If your insurer’s R&R estimate doesn’t reflect the actual cost to restore your property or vehicle, you have several paths to challenge it.
Most homeowners and commercial property policies contain an appraisal clause that either side can invoke when there’s a disagreement over the value of a loss. The process works like this: you select an appraiser, the insurer selects one, and the two appraisers try to agree on the loss amount. If they can’t, they pick an umpire, and any two of the three reaching agreement sets the final value. Each side pays for its own appraiser, and the cost of the umpire is split equally. Appraisal only resolves valuation disputes, not coverage disputes. If the insurer says something isn’t covered at all, appraisal won’t help with that fight.

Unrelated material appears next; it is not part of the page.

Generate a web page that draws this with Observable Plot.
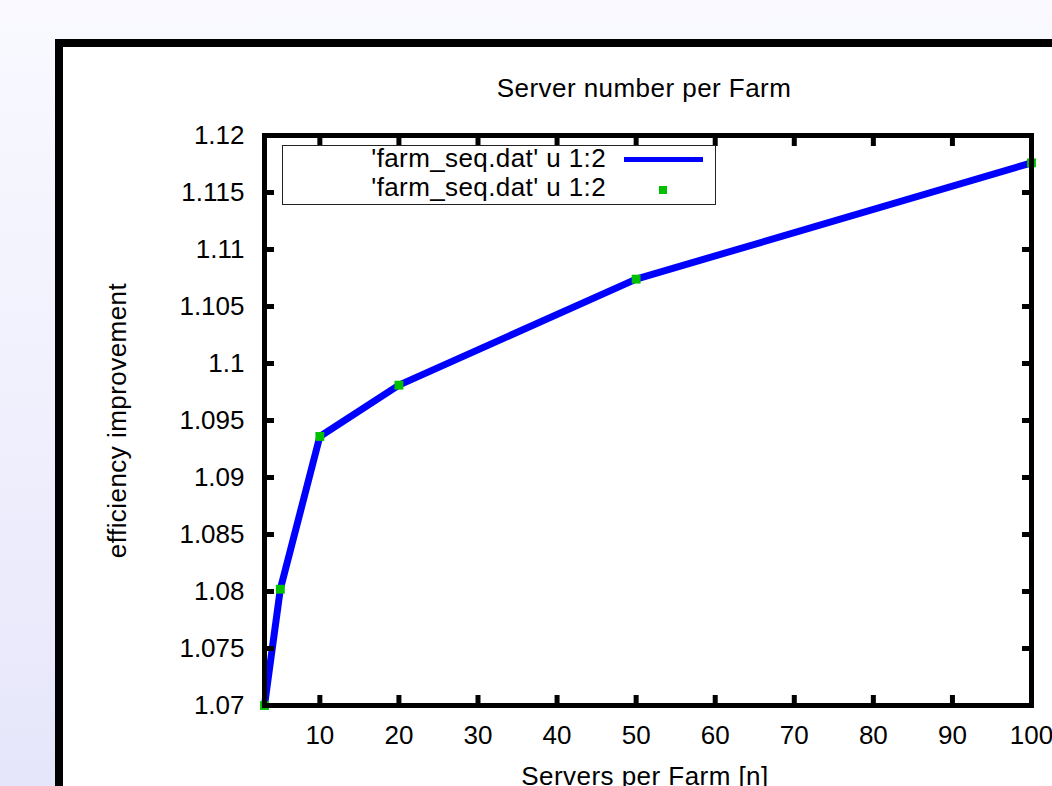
<!DOCTYPE html>
<html>
<head>
<meta charset="utf-8">
<script src="https://cdn.jsdelivr.net/npm/d3@7"></script>
<script src="https://cdn.jsdelivr.net/npm/@observablehq/plot@0.6"></script>
<style>
  html, body { margin: 0; padding: 0; }
  body {
    width: 1052px; height: 786px; overflow: hidden; position: relative;
    background: linear-gradient(to bottom, #f9f9ff 0%, #f2f2fe 40%, #e6e6fa 100%);
    font-family: "Liberation Sans", Arial, sans-serif;
  }
  #sheet {
    position: absolute; left: 55px; top: 39px; width: 1100px; height: 900px;
    background: #fff; border: 8px solid #000; box-sizing: border-box;
  }
  #chart { position: absolute; left: 0; top: 0; }
  #chart g[aria-label="text"] text { letter-spacing: 0.45px; }
  #legend {
    position: absolute; left: 282px; top: 145px; width: 434px; height: 60px;
    border: 1px solid #222; box-sizing: border-box; background: #fff;
    font-size: 26px; color: #000; letter-spacing: 0.4px;
  }
  .lrow { position: absolute; left: 0; width: 323px; text-align: right; line-height: 29px; white-space: pre; }
  .lline { position: absolute; left: 341px; width: 79px; height: 5px; background: #0000ff; }
  .lsq { position: absolute; left: 376px; width: 8px; height: 8px; background: #00c000; }
</style>
</head>
<body>
<div id="sheet"></div>
<div id="chart"></div>
<div id="legend"></div>
<script>
// Data
const serversPerFarm = [3, 5, 10, 20, 50, 100];
const efficiency = [1.0700, 1.0802, 1.0936, 1.0981, 1.1074, 1.1176];
const xTicks = [10, 20, 30, 40, 50, 60, 70, 80, 90, 100];
const yTicks = [1.07, 1.075, 1.08, 1.085, 1.09, 1.095, 1.1, 1.105, 1.11, 1.115, 1.12];
const legendLabels = ["'farm_seq.dat' u 1:2", "'farm_seq.dat' u 1:2"];
const titleText = "Server number per Farm";
const xLabel = "Servers per Farm [n]";
const yLabel = "efficiency improvement";

const data = serversPerFarm.map((x, i) => ({x, y: efficiency[i]}));
const yFmt = d => String(+d.toFixed(3));

const plot = Plot.plot({
  width: 1052,
  height: 786,
  marginLeft: 264,
  marginRight: 21,
  marginTop: 135,
  marginBottom: 81,
  style: {background: "transparent", fontFamily: "'Liberation Sans', Arial, sans-serif", fontSize: "26px", color: "#000", overflow: "visible"},
  x: {domain: [3, 100]},
  y: {domain: [1.07, 1.12]},
  marks: [
    Plot.line(data, {x: "x", y: "y", stroke: "#0000ff", strokeWidth: 7}),
    Plot.dot(data, {x: "x", y: "y", symbol: "square", fill: "#00c000", r: 5}),
    // tick labels
    Plot.axisX({anchor: "bottom", ticks: xTicks, tickSize: 0, tickPadding: 20, label: null, fontSize: 26}),
    Plot.axisY({anchor: "left", ticks: yTicks, tickSize: 0, tickPadding: 20, tickFormat: yFmt, label: null, fontSize: 26}),
    // inward ticks on all four sides
    Plot.axisX({anchor: "bottom", ticks: xTicks, tickSize: -10, strokeWidth: 5, tickFormat: () => "", label: null}),
    Plot.axisX({anchor: "top", ticks: xTicks, tickSize: -10, strokeWidth: 5, tickFormat: () => "", label: null}),
    Plot.axisY({anchor: "left", ticks: yTicks, tickSize: -10, strokeWidth: 5, tickFormat: () => "", label: null}),
    Plot.axisY({anchor: "right", ticks: yTicks, tickSize: -10, strokeWidth: 5, tickFormat: () => "", label: null}),
    Plot.frame({stroke: "#000", strokeWidth: 5}),
    // title and axis labels
    Plot.text([titleText], {frameAnchor: "top", dy: -47, dx: -4, textAnchor: "middle", lineAnchor: "middle", fontSize: 26, fill: "#000"}),
    Plot.text([xLabel], {frameAnchor: "bottom", dy: 71, dx: -3, textAnchor: "middle", lineAnchor: "middle", fontSize: 26, fill: "#000"}),
    Plot.text([yLabel], {frameAnchor: "left", dx: -147, rotate: -90, textAnchor: "middle", lineAnchor: "middle", fontSize: 26, fill: "#000"})
  ]
});
document.getElementById("chart").appendChild(plot);

// Legend (gnuplot key)
const legend = document.getElementById("legend");
legendLabels.forEach((t, i) => {
  const row = document.createElement("div");
  row.className = "lrow";
  row.style.top = (-2 + i * 29) + "px";
  row.textContent = t;
  legend.appendChild(row);
});
const ln = document.createElement("div");
ln.className = "lline"; ln.style.top = "11px";
legend.appendChild(ln);
const sq = document.createElement("div");
sq.className = "lsq"; sq.style.top = "40px";
legend.appendChild(sq);
</script>
</body>
</html>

Every state has an insurance department that accepts consumer complaints. Filing a complaint won’t force the insurer to pay a specific amount, but it creates an official record and triggers a regulatory review. Insurers take department inquiries seriously because patterns of complaints can lead to enforcement actions. You can find your state’s department and file a complaint through the National Association of Insurance Commissioners.5National Association of Insurance Commissioners. Consumer Resources
A public adjuster works for you, not the insurance company. They inspect the damage, prepare their own estimate, and negotiate with the insurer on your behalf. Public adjusters charge a percentage of the claim payout, typically on a contingency basis. State fee caps vary, generally falling in the 10 to 20 percent range. The math makes more sense on larger claims where the gap between the insurer’s offer and the actual repair cost is substantial enough that even after paying the adjuster’s fee, you come out ahead.

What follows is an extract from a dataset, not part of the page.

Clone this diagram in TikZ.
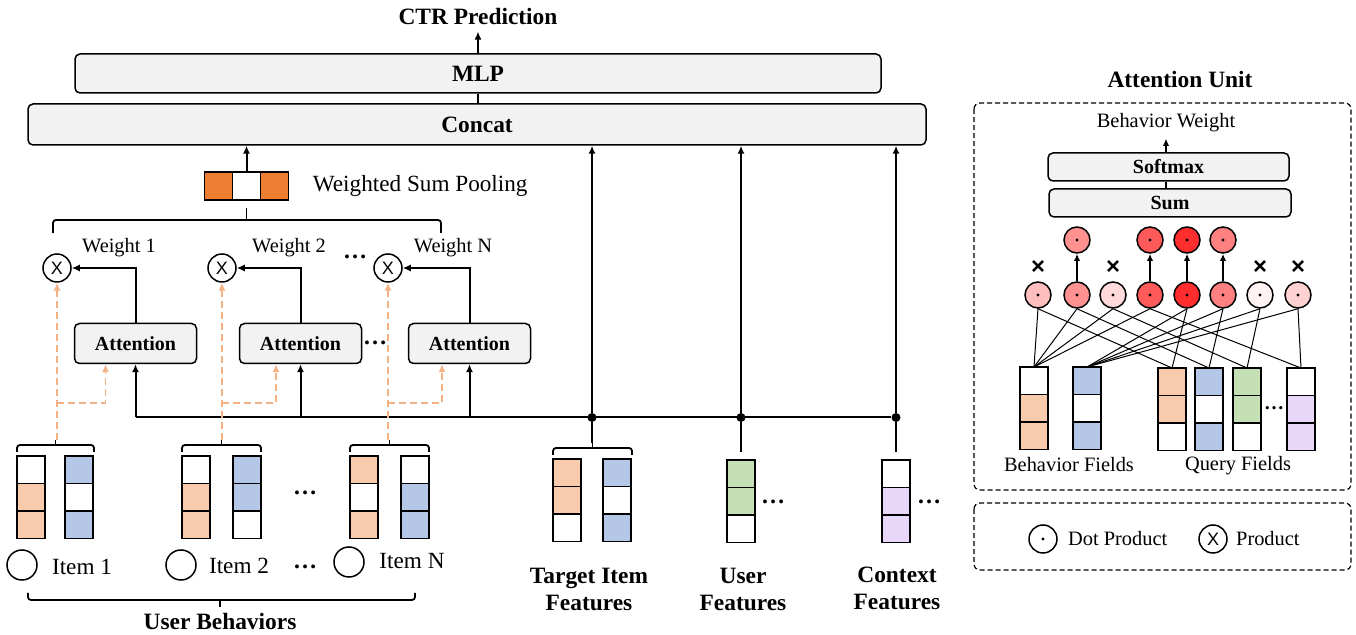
\documentclass[tikz,border=0pt]{standalone}
\usepackage{fontspec}
\setmainfont{Liberation Serif}
\newfontfamily\xsans{Liberation Sans}
\usetikzlibrary{positioning,arrows.meta}

\definecolor{boxgray}{RGB}{242,242,242}
\definecolor{cOr}{RGB}{248,203,173}
\definecolor{cBl}{RGB}{180,199,231}
\definecolor{cGr}{RGB}{197,224,180}
\definecolor{cPu}{RGB}{233,215,250}
\definecolor{poolor}{RGB}{237,125,49}
\definecolor{dashor}{RGB}{244,177,131}
\definecolor{heat1}{RGB}{255,190,190}
\definecolor{heat2}{RGB}{255,145,145}
\definecolor{heat3}{RGB}{255,218,218}
\definecolor{heat4}{RGB}{255,90,90}
\definecolor{heat5}{RGB}{255,45,45}
\definecolor{heat6}{RGB}{255,128,128}
\definecolor{heat7}{RGB}{255,242,242}
\definecolor{heat8}{RGB}{255,210,210}

\newcommand{\bigbf}{\fontsize{11.7}{13.5}\selectfont\bfseries}
\newcommand{\bigrm}{\fontsize{11.6}{13.5}\selectfont}
\newcommand{\midrm}{\fontsize{10.2}{12}\selectfont}
\newcommand{\smbf}{\fontsize{10}{12}\selectfont\bfseries}

\tikzset{
  blk/.style={draw, fill=boxgray, rounded corners=2.5pt, line width=0.75pt, inner sep=0pt},
  cell/.style={draw, line width=0.75pt, minimum width=14pt, minimum height=13.75pt, inner sep=0pt, outer sep=0pt},
  pool/.style={draw, line width=0.75pt, minimum width=14pt, minimum height=14pt, inner sep=0pt, outer sep=0pt},
  arr/.style={-{Latex[length=4pt,width=3.6pt]}, line width=1pt},
  thinarr/.style={-{Latex[length=3.6pt,width=3.2pt]}, line width=0.8pt},
  bus/.style={line width=1pt},
  brk/.style={line width=0.9pt, rounded corners=1.5pt},
  dasharr/.style={-{Latex[length=4pt,width=3.6pt]}, draw=dashor, line width=0.9pt, dash pattern=on 3.5pt off 2pt},
  prod/.style={draw, circle, minimum size=14pt, inner sep=0pt, line width=0.75pt, font=\xsans\fontsize{9}{9}\selectfont},
  dotc/.style={draw, circle, minimum size=13pt, inner sep=0pt, line width=0.75pt,
    path picture={\fill[black] (path picture bounding box.center) circle (0.8pt);}},
  itemc/.style={draw, circle, minimum size=15pt, inner sep=0pt, line width=0.75pt},
  jdot/.style={circle, fill, minimum size=4.5pt, inner sep=0pt},
  dotsn/.style={font=\fontsize{12}{12}\selectfont\bfseries, inner sep=1pt},
  xmark/.style={font=\xsans\bfseries\fontsize{12}{12}\selectfont, inner sep=0pt},
  frame/.style={line width=0.6pt, dash pattern=on 2.5pt off 1.5pt, rounded corners=3pt},
  link/.style={line width=0.5pt},
}

\newcommand{\fieldcol}[5]{%
  \node[cell, fill=#3, anchor=north west] (#1-1) at (#2) {};
  \node[cell, fill=#4, below=0pt of #1-1] (#1-2) {};
  \node[cell, fill=#5, below=0pt of #1-2] (#1-3) {};
}
\newcommand{\topbrk}[4]{%
  \draw[brk] (#1,#3+7) -- (#1,#3) -- (#2,#3) -- (#2,#3+7);
  \draw[brk] ({(#1+#2)/2},#3) -- ({(#1+#2)/2},#3-5) coordinate (#4);
}

\begin{document}
\begin{tikzpicture}[x=0.5pt, y=-0.5pt, inner sep=3pt]
\useasboundingbox (0,0) rectangle (1356,635);

% prediction head
\node[blk, minimum width=449pt, minimum height=20.5pt, font=\bigbf] (concat) at (477,124.5) {Concat};
\node[blk, minimum width=403pt, minimum height=19.5pt, font=\bigbf] (mlp) at (478,73.5) {MLP};
\node[font=\bigbf] (ctr) at (478,17) {CTR Prediction};
\draw[arr] (mlp.north) -- (ctr.south);
\draw[bus] (mlp.south) -- (mlp.south |- concat.north);

% pooling
\node[pool, fill=white] (p2) at (246.5,186) {};
\node[pool, fill=poolor, left=0pt of p2] (p1) {};
\node[pool, fill=poolor, right=0pt of p2] (p3) {};
\node[font=\bigrm, right=9pt of p3] (pooltxt) {Weighted Sum Pooling};
\draw[arr] (p2.north) -- (p2.north |- concat.south);
\draw[brk] (53,233) -- (53,220) -- (441,220) -- (441,233);
\draw[brk] (246.5,220) -- (246.5,208);

% attention blocks
\node[blk, minimum width=61pt, minimum height=20pt, font=\smbf] (att1) at (135.5,343.5) {Attention};
\node[blk, minimum width=61pt, minimum height=20pt, font=\smbf] (att2) at (300.5,343.5) {Attention};
\node[blk, minimum width=61pt, minimum height=20pt, font=\smbf] (att3) at (469.5,343.5) {Attention};
\node[prod] (x1) at (57,268) {X};
\node[prod] (x2) at (222,268) {X};
\node[prod] (x3) at (388,268) {X};
\node[font=\midrm] (w1) at (119,248) {Weight 1};
\node[font=\midrm] (w2) at (289,248) {Weight 2};
\node[font=\midrm] (w3) at (453,248) {Weight N};
\node[dotsn] (e1) at (355,257) {…};
\node[dotsn] (e2) at (375,343) {…};
\draw[arr] (att1.north) |- (x1.east);
\draw[arr] (att2.north) |- (x2.east);
\draw[arr] (att3.north) |- (x3.east);

% bus
\node[jdot] (d1) at (592,417.5) {};
\node[jdot] (d2) at (741,417.5) {};
\node[jdot] (d3) at (896,417.5) {};
\draw[bus] (att1.south |- d1) -- (d3);
\foreach \a in {att1,att2,att3} \draw[arr] (\a.south |- d1) -- (\a.south);
\foreach \d in {d1,d2,d3} \draw[arr] (\d) -- (\d |- concat.south);

% user behaviors
\fieldcol{ia}{17,456}{white}{cOr}{cOr}
\fieldcol{ib}{65,456}{cBl}{white}{cBl}
\fieldcol{ja}{182,456}{white}{cOr}{cOr}
\fieldcol{jb}{233,456}{cBl}{cBl}{white}
\fieldcol{ka}{350,456}{cOr}{white}{cOr}
\fieldcol{kb}{401,456}{white}{cBl}{cBl}
\topbrk{17}{94}{445}{b1}
\topbrk{182}{261}{445}{b2}
\topbrk{350}{429}{445}{b3}
\coordinate (dl) at (0,403);
\draw[dasharr] (x1 |- b1) -- (x1.south);
\draw[dasharr] (x2 |- b2) -- (x2.south);
\draw[dasharr] (x3 |- b3) -- (x3.south);
\draw[dasharr] (x1 |- dl) -| ([xshift=-15pt]att1.south);
\draw[dasharr] (x2 |- dl) -| ([xshift=-12.25pt]att2.south);
\draw[dasharr] (x3 |- dl) -| ([xshift=-13.75pt]att3.south);
\node[dotsn] (e3) at (305,493) {…};
\node[itemc] (o1) at (22,565) {};
\node[itemc] (o2) at (181,565) {};
\node[itemc] (o3) at (349,562) {};
\node[font=\bigrm] (l1) at (82,567) {Item 1};
\node[font=\bigrm] (l2) at (239,566) {Item 2};
\node[font=\bigrm] (l3) at (412,561) {Item N};
\node[dotsn] (e4) at (305,567) {…};
\draw[brk] (28,593) -- (28,600) -- (415,600) -- (415,593);
\draw[brk] (220,600) -- (220,607);
\node[font=\bigbf] (ub) at (220,621) {User Behaviors};

% other features
\fieldcol{ta}{553,459}{cOr}{cOr}{white}
\fieldcol{tbb}{603,459}{cBl}{white}{cBl}
\fieldcol{uf}{727,460}{cGr}{cGr}{white}
\fieldcol{cf}{882,460}{white}{cPu}{cPu}
\topbrk{553}{632}{448}{tb}
\draw[bus] (d1) -- (d1 |- tb);
\draw[bus] (d2) -- ([yshift=4pt]d2 |- uf-1.north);
\draw[bus] (d3) -- ([yshift=4pt]d3 |- cf-1.north);
\node[dotsn] (e5) at (773,502) {…};
\node[dotsn] (e6) at (929,502) {…};
\node[font=\bigbf, align=center] (tl) at (589,589) {Target Item\\Features};
\node[font=\bigbf, align=center] (ul) at (743,589) {User\\Features};
\node[font=\bigbf, align=center] (cl) at (897,588) {Context\\Features};

% attention unit
\node[font=\bigbf] (autitle) at (1180,80) {Attention Unit};
\draw[frame] (974,103) rectangle (1351,490);
\node[font=\midrm] (bw) at (1166,123) {Behavior Weight};
\node[blk, minimum width=120.5pt, minimum height=14pt, font=\smbf] (soft) at (1168.5,167) {Softmax};
\node[blk, minimum width=121pt, minimum height=14pt, font=\smbf] (sum) at (1170,203) {Sum};
\draw[line width=0.75pt] (sum.north -| bw) -- (soft.south -| bw);
\draw[thinarr] (soft.north -| bw) -- (bw.south);
\foreach \i/\x in {1/1038,2/1077,3/1113,4/1150,5/1187,6/1223,7/1260,8/1298}
  \node[dotc, fill=heat\i] (c\i) at (\x,295) {};
\foreach \i in {2,4,5,6} {
  \node[dotc, fill=heat\i] (t\i) at (c\i.center |- 0,240) {};
  \draw[thinarr] (c\i.north) -- (t\i.south);
}
\foreach \i in {1,3,7,8}
  \node[xmark] (m\i) at (c\i.center |- 0,268) {×};
\fieldcol{bf1}{1020,367}{white}{cOr}{cOr}
\fieldcol{bf2}{1073,367}{cBl}{white}{cBl}
\fieldcol{qa}{1158,368}{cOr}{cOr}{white}
\fieldcol{qb}{1195,368}{cBl}{white}{cBl}
\fieldcol{qc}{1233,368}{cGr}{cGr}{white}
\fieldcol{qd}{1287,368}{white}{cPu}{cPu}
\foreach \i/\q in {1/qa,2/qb,3/qc,4/qd} {
  \draw[link] (c\i.south) -- (bf1-1.north);
  \draw[link] (c\i.south) -- (\q-1.north);
}
\foreach \i/\q in {5/qa,6/qb,7/qc,8/qd} {
  \draw[link] (c\i.south) -- (bf2-1.north);
  \draw[link] (c\i.south) -- (\q-1.north);
}
\node[dotsn, font=\fontsize{10}{10}\selectfont\bfseries] (e7) at (1274,408) {…};
\node[font=\midrm] (bfl) at (1069,465) {Behavior Fields};
\node[font=\midrm] (qfl) at (1238,466) {Query Fields};

% legend
\draw[frame] (974,503) rectangle (1351,570);
\node[dotc, minimum size=14pt] (lg1) at (1043,539) {};
\node[font=\midrm, right=2pt of lg1] (lgt1) {Dot Product};
\node[prod] (lg2) at (1213,539) {X};
\node[font=\midrm, right=1pt of lg2] (lgt2) {Product};
%\node[font=\midrm] at (1180,600) {};
\end{tikzpicture}
\end{document}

Insurers are prohibited from knowingly misrepresenting policy provisions, failing to conduct a reasonable investigation, refusing to pay claims without justification, or offering substantially less than a claim is worth in hopes that you’ll accept or give up.6National Association of Insurance Commissioners. Unfair Claims Settlement Practices Act Model Law If an insurer consistently lowballs your R&R claim, ignores documentation you’ve submitted, or delays unreasonably, those behaviors may constitute unfair claims practices under your state’s laws. Many states allow policyholders to recover attorney fees and, in some cases, damages beyond the original claim amount when an insurer acts in bad faith. Consulting an attorney who handles insurance disputes is worth considering if the dollar amount at stake justifies the cost.
Getting an R&R claim paid in full requires organized documentation from the start. The process isn’t complicated, but missing a step can delay payment or give the insurer a reason to reduce the payout.
Keep a written log of every phone call, email, and letter with the insurer, including dates, the name of the person you spoke with, and what was said. If the claim escalates to a dispute, that record becomes your most valuable asset.